Miller was speaking of unilateral action against Saddam Hussein in 2002. The debate was over whether the United States should take care of “bidness” on its own or wait for the world’s approval. Ol’ Zell voted for taking care of business, period!
I could not help but think of my own kind of unilateral action and analogy as I watched the terrorist a few weeks ago in the streets of London. It was a bizarre video of a man holding up two knives in his bloody hands and ranting about how he was taking revenge by brutally murdering a British soldier. What to do?
When I was boy, I fooled around an old mule barn that served as storage for hay and a home for our hogs. It was also the scene of “menya” corncob fight between the forces of good and evil.

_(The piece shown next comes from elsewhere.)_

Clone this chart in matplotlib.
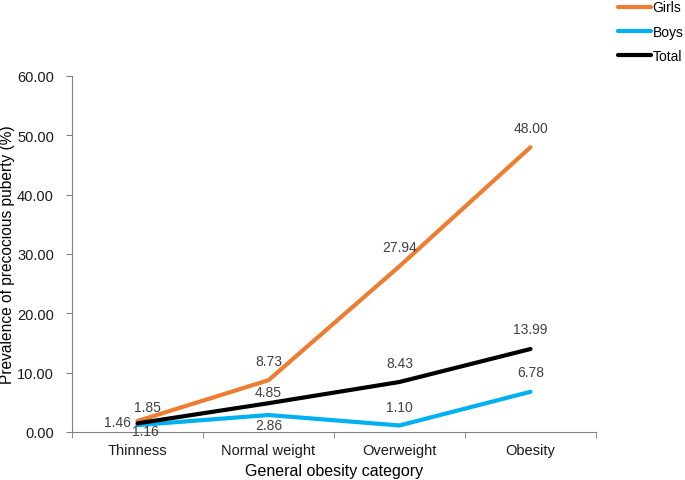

I was on the side of good, of course.
Every now and then, in hot weather, I would look up in the eaves or wooden corners of that old barn and see a huge wasp nest or, as we called it back then, a “wawst nest.” Some of those wasp nests would have been unbothered for long enough to get pretty big and they would be just full of those little, yellow varmints. Scary, too!
The next order of business would be to tear the nest down. But how? In those days, there was no aerosol can with super-duper hornet killer spray. Most often, we’d use a little jar of gasoline. Not too sophisticated; just get close enough to throw the gasoline on the nest and run, run run! And, we didn’t ask if we could do it.
Nowadays, I go around the eaves of the church or look under the swing set for single wasps and very little nests. We don’t let them get big like those old mule barn nests. I don’t want anyone to get stung by a pesky wasp.
When I see one wasp and a little nest, like Zell Miller said, I don’t check with the church council or consult the by-laws. I take that can of wasp killer and I give that “innocent” wasp a bath. As far as I know, it is the last bath it gets and I hope you won’t think too badly of me.
My point? When I see a lone ranger terrorist do something obviously evil, I’d like to take care of business pretty quickly. At least, that’s one “wawst” that won’t be stinging anybody else.